SPARTACO    

Gladiatore capo della rivolta servile contro Roma del 73-71 a.C. Probabilmente di origine tracia, dopo aver militato come ausiliario nell'esercito romano, sarebbe poi stato fatto schiavo, forse dai pirati, e venduto a Roma. Comunque nel 73 si trovava in una scuola di gladiatori a Capua, donde, ribellatosi, fuggì con pochi compagni, ai quali si aggiunsero ben presto numerosi schiavi fuggiti dai molti latifondi della zona e anche un ragguardevole numero di diseredati e nullatenenti liberi delle campagne.

Sottovalutata da Roma, che inviò solo truppe raccogliticce al comando prima di Caio Claudio Glabro, il quale non riuscì a bloccare i ribelli asserragliati sul Vesuvio, poi di Publio Varinio, che non poté impedire il saccheggio dei territori campani, specie di quelli di Nola e di Nocera, la ribellione si estese rapidamente, passando in Lucania.

Qui le forze del ribelle si divisero: Spartaco si diresse verso il nord, mentre il suo luogotenente Crisso si recò nell'Apulia, dove fu sconfitto e ucciso dal console Lucio Gellio Publicola.
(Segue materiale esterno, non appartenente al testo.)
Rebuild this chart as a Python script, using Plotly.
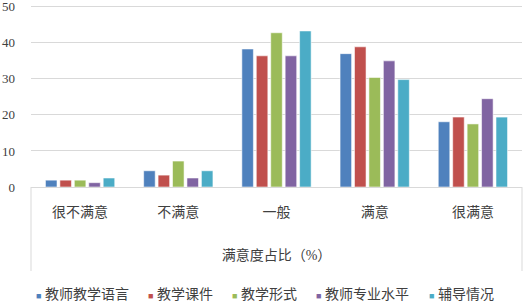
import plotly.graph_objects as go

categories = ["很不满意", "不满意", "一般", "满意", "很满意"]
series_names = ["教师教学语言", "教学课件", "教学形式", "教师专业水平", "辅导情况"]
v_yuyan = [1.9, 4.5, 38.3, 37.0, 18.1]
v_kejian = [1.9, 3.3, 36.4, 38.9, 19.4]
v_xingshi = [1.9, 7.2, 42.8, 30.4, 17.5]
v_shuiping = [1.2, 2.5, 36.4, 35.0, 24.5]
v_fudao = [2.5, 4.5, 43.3, 29.8, 19.4]
series_values = [v_yuyan, v_kejian, v_xingshi, v_shuiping, v_fudao]
y_tickvals = [0, 10, 20, 30, 40, 50]
x_title = "满意度占比（%）"

colors = ["#4F81BD", "#C0504D", "#9BBB59", "#8064A2", "#4BACC6"]
legend_ids = ["legend", "legend2", "legend3", "legend4", "legend5"]
legend_left_px = [34, 146, 230, 314, 427]  # left edge of the coloured square, px

W, H = 530, 305
ml, mr, mt, mb = 31, 8, 5, 118
pw = W - ml - mr
ph = H - mt - mb
ymax = 50.5

cjk = "Liberation Serif, Noto Sans CJK SC"
txt_col = "#404040"

fig = go.Figure()
for name, vals, col, lg in zip(series_names, series_values, colors, legend_ids):
    fig.add_trace(go.Bar(
        x=categories, y=vals, name=name, showlegend=False,
        marker=dict(color=col, line=dict(color="rgba(255,255,255,0.55)", width=1)),
    ))
    label = f"<span style='font-size:9px;color:{col}'>■</span> {name}"
    fig.add_trace(go.Scatter(
        x=[None], y=[None], mode="markers", name=label, legend=lg,
        marker=dict(symbol="square", size=1, color="rgba(0,0,0,0)"),
    ))

legend_y = -(294 - (H - mb)) / ph
layout_legends = {}
for lg, px in zip(legend_ids, legend_left_px):
    layout_legends[lg] = dict(
        x=(px - 38 - ml) / pw, xanchor="left", xref="paper",
        y=legend_y, yanchor="middle", yref="paper",
        orientation="h", bgcolor="rgba(0,0,0,0)", borderwidth=0,
        font=dict(family=cjk, size=14, color=txt_col),
        itemwidth=30,
    )

fig.update_layout(
    width=W, height=H,
    margin=dict(l=ml, r=mr, t=mt, b=mb, autoexpand=False),
    paper_bgcolor="white", plot_bgcolor="white",
    barmode="group", bargap=0.265, bargroupgap=0.2,
    font=dict(family=cjk, size=14, color=txt_col),
    **layout_legends,
)
fig.update_yaxes(
    range=[0, ymax], tickvals=y_tickvals,
    showgrid=True, gridcolor="#D9D9D9", gridwidth=1,
    zeroline=False, showline=False, ticks="",
    tickfont=dict(family="Liberation Serif", size=13, color=txt_col),
    ticklabelstandoff=15, ticklabeloverflow="allow",
)
fig.update_xaxes(
    showline=True, linecolor="#D9D9D9", linewidth=1, ticks="",
    tickfont=dict(family=cjk, size=14, color=txt_col),
    ticklabelstandoff=12,
    title=dict(text=x_title, standoff=31, font=dict(family=cjk, size=14, color=txt_col)),
)
bottom = -(271 - (H - mb)) / ph
for xp in (0, 1):
    fig.add_shape(type="line", xref="paper", yref="paper", x0=xp, x1=xp, y0=0, y1=bottom,
                  line=dict(color="#D9D9D9", width=1), layer="below")

fig.write_html("out.html", config={"displayModeBar": False},
               post_script="document.body.style.margin='0';")
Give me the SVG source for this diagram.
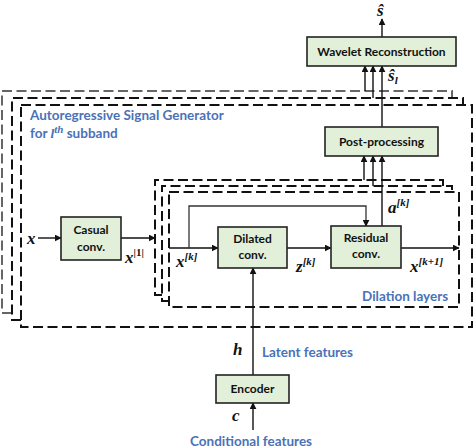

A sua volta Spartaco, dopo aver battuto l'altro console, Lucio Cornelio Lentolo Clodiano, che aveva tentato di sbarrargli il passo, sconfisse anche Gellio, costringendo poi numerosi Romani, fatti prigionieri, a combattere come gladiatori in onore del morto Crisso.

Poco tempo dopo presso Modena riuscì a sconfiggere il proconsole Caio Cassio Longino Varo. A questo punto però Spartaco, al quale alcuni autori attribuirono il proposito di ripassare le Alpi per ricondurre in patria i compagni (in gran parte Traci, Celti e Germani), si volse nuovamente verso sud, tornando in Lucania, donde passò quindi nel Bruzio, probabilmente con l'intento di passare in Sicilia con l'aiuto di pirati cilici.

Ma nel frattempo Roma aveva reagito energicamente destituendo i due consoli sconfitti e affidando il comando della guerra, con altre sei legioni, a Crasso. Egli riuscì allora a bloccare nel territorio di Reggio Spartaco, il quale, vista delusa la speranza di passare in Sicilia, riuscì però a superare la linea fortificata eretta dai Romani. Dopo alterne vicende presso l'alto corso del Sele si ebbe finalmente lo scontro decisivo, voluto sia dai ribelli sia da Crasso, timoroso che altri, sopraggiungendo all'ultimo momento, potessero togliergli il merito della vittoria.

La battaglia, accanita e sanguinosa si concluse con la completa disfatta dei ribelli: Spartaco stesso trovò la morte sul campo e 6.000 prigionieri furono da Crasso fatti crocifiggere lungo la Via Appia, da Roma a Capua. In azioni successive furono sterminati i molti fuggiaschi, di cui un gruppo fu massacrato in Etruria da Pompeo, il quale poi, proprio come Crasso temeva, si arrogò l'intero merito della vittoria.

La figura di Spartaco, con le sue doti di coraggio e di decisione oltre che di umanità, entrò ben presto nella leggenda incontrando anche il favore di taluni storici romani (Sallustio). Nei secoli successivi tale figura venne presa a modello da Marx, Stalin, Rosa Luxemburg ed altri personaggi storici come simbolo della rivolta della classe servile (operaia) contro quella padronale. 

Si può altresì ritenere che con Spartaco ha termine il modo di gestire la schiavitù da parte dei signori. A tale proposito lo storico tedesco Theodor Momsenn afferma che la condizione degli schiavi dell'epoca romana era di gran lunga peggiore di quella dell'età coloniale.